Linear Search

 

Linear Search

Linear Search is defined as a sequential search algorithm that starts at one end and goes through each element of a list until the desired element is found, otherwise the search continues till the end of the data set. It is the easiest searching algorithm.

Linear Search Algorithm

Step 1: First, read the search element (Target element) in the array.

Step 2: In the second step compare the search element with the first element in the array.

Step 3: If both are matched, display “Target element is found” and terminate the Linear Search 

function.

Step 4: If both are not matched, compare the search element with the next element in the array.

Step 5: In this step, repeat steps 3 and 4 until the search (Target) element is compared with the 

last element of the array.

Step 6 – If the last element in the list does not match, the Linear Search Function will be 

terminated, and the message “Element is not found” will be displayed.

Follow the given steps to solve the problem:

1. Set the first element of the array as the current element.
2. If the current element is the target element, return its index.
3. If the current element is not the target element and if there are more elements in the array, set the current element to the next element and repeat step 2.
4. If the current element is not the target element and there are no more elements in the array, return -1 to indicate that the element was not found.

Example:

Given an array arr[] of N elements,

the task is to write a function to search a given element x in arr[].


Solution:

class LinearSearch { public static int search(int arr[], int x) { int N = arr.length; for (int i = 0; i < N; i++) { if (arr[i] == x) return i; } return -1; } // Driver's code public static void main(String args[]) { int arr[] = { 2, 3, 4, 10, 40 }; int x = 10; // Function call int result = search(arr, x); if (result == -1) System.out.print( "Element is not present in array"); else System.out.print("Element is present at index " + result); } } Output: Element is present at index 3 Time complexity: O(N) Auxiliary Space: O(1)

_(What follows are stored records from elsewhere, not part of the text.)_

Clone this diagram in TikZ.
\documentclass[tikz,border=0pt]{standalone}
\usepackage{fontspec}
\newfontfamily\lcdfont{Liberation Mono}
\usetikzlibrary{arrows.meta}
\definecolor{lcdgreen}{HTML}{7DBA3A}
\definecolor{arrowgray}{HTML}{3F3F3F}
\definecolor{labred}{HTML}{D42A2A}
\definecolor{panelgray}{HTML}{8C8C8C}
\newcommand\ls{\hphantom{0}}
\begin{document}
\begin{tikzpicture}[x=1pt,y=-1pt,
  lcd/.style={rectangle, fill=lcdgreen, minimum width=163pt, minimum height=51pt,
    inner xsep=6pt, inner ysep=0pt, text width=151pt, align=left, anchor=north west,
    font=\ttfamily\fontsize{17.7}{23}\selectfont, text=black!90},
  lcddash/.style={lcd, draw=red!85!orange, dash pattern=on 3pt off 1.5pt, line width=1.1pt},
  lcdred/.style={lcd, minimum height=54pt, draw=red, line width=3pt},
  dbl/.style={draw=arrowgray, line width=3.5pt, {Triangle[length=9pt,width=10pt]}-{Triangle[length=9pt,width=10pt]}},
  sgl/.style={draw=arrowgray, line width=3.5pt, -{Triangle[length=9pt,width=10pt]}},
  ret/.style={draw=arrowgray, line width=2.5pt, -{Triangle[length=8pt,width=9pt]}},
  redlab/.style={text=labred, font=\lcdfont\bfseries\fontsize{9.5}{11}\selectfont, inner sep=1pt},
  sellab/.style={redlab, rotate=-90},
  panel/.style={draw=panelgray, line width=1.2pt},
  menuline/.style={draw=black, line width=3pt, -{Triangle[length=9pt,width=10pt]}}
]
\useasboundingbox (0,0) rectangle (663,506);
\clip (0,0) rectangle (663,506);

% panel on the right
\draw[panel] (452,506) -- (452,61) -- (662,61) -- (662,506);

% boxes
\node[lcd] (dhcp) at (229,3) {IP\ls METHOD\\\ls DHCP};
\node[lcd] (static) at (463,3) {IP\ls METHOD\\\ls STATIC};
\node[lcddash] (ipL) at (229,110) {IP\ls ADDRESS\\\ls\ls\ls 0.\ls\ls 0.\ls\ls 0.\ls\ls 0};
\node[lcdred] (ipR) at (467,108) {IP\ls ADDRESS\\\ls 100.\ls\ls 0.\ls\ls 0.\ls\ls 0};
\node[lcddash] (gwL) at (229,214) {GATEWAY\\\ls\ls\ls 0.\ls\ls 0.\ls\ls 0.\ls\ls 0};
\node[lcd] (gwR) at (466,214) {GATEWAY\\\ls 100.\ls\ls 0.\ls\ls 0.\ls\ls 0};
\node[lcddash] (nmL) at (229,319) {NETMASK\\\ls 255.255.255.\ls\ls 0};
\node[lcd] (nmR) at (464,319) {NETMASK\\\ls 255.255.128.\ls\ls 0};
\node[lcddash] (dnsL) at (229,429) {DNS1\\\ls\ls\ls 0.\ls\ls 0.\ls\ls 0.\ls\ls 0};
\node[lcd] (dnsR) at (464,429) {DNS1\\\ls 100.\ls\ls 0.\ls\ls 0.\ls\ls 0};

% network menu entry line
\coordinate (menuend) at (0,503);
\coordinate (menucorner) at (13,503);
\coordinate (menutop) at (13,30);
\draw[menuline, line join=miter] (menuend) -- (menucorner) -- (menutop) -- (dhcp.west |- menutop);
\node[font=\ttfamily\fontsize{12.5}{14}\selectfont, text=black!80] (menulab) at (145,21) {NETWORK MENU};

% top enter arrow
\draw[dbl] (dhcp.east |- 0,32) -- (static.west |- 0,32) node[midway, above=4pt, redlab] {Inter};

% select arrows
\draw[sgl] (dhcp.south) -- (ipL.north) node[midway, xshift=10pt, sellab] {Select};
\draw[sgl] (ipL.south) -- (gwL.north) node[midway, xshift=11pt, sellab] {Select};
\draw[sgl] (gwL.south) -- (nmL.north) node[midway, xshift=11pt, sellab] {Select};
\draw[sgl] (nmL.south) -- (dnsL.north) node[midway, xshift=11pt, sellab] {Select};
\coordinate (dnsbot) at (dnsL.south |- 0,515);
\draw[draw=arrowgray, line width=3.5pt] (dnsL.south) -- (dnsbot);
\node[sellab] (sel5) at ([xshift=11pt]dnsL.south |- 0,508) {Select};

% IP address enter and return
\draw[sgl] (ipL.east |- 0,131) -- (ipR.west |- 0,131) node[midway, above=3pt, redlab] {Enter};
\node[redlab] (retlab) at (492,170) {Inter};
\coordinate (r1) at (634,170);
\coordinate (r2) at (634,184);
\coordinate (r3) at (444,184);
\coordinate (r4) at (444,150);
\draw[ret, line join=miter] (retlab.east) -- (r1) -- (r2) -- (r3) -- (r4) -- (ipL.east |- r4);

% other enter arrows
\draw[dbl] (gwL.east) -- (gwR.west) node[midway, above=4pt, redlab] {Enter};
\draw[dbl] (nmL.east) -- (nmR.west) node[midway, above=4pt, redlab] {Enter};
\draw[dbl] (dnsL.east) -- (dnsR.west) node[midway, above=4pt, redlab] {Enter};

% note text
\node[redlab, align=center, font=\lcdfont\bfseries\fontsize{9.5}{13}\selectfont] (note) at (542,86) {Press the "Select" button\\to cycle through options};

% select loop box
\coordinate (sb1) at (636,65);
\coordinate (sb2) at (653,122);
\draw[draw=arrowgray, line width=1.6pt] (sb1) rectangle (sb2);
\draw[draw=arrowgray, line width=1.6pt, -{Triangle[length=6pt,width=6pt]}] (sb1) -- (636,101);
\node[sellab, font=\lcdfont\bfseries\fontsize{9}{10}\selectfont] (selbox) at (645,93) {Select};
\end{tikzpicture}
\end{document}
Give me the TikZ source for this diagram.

Linear search Recursive approach:




Follow the given steps to solve the problem:

• If the size of the array is zero then, return -1, representing that the element is not found. This can also be treated as the base condition of a recursion call.
• Otherwise, check if the element at the current index in the array is equal to the key or not i.e, arr[size – 1] == key
• If equal, then return the index of the found key

Below is the implementation of the above approach:

// Java Recursive Code For Linear Search

import java.io.*;

 

class Test {

    static int arr[] = { 5, 15, 6, 9, 4 };

 

    // Recursive Method to search key in the array

    static int linearsearch(int arr[], int size, int key)

    {

        if (size == 0) {

            return -1;

        }

        else if (arr[size - 1] == key) {

            // Return the index of found key.

            return size - 1;

        }

        else {

            return linearsearch(arr, size - 1, key);

        }

    }

 

    // Driver method

    public static void main(String[] args)

    {

        int key = 4;

 

        // Function call to find key

        int index = linearsearch(arr, arr.length, key);

        if (index != -1)

            System.out.println(

                "The element " + key + " is found at "

                + index + " index of the given array.");

 

        else

            System.out.println("The element " + key

                               + " is not found.");

    }

}

Output

The element 4 is found at 4 index of the given array.

Time Complexity: O(N)

Auxiliary Space: O(N)

Advantages of Linear Search:

• Linear search is simple to implement and easy to understand.
• Linear search can be used irrespective of whether the array is sorted or not. It can be used on arrays of any data type.
• Does not require any additional memory.
• It is a well suited algorithm for small datasets.

Drawbacks of Linear Search:

• Linear search has a time complexity of O(n), which in turn makes it slow for large datasets.
• Not suitable for large array.
• Linear search can be less efficient than other algorithms, such as hash tables.

When to use Linear Search:

• When we are dealing with a small dataset.
• When you need to find an exact value.
• When you are searching a dataset stored in contiguous memory.
• When you want to implement a simple algorithm.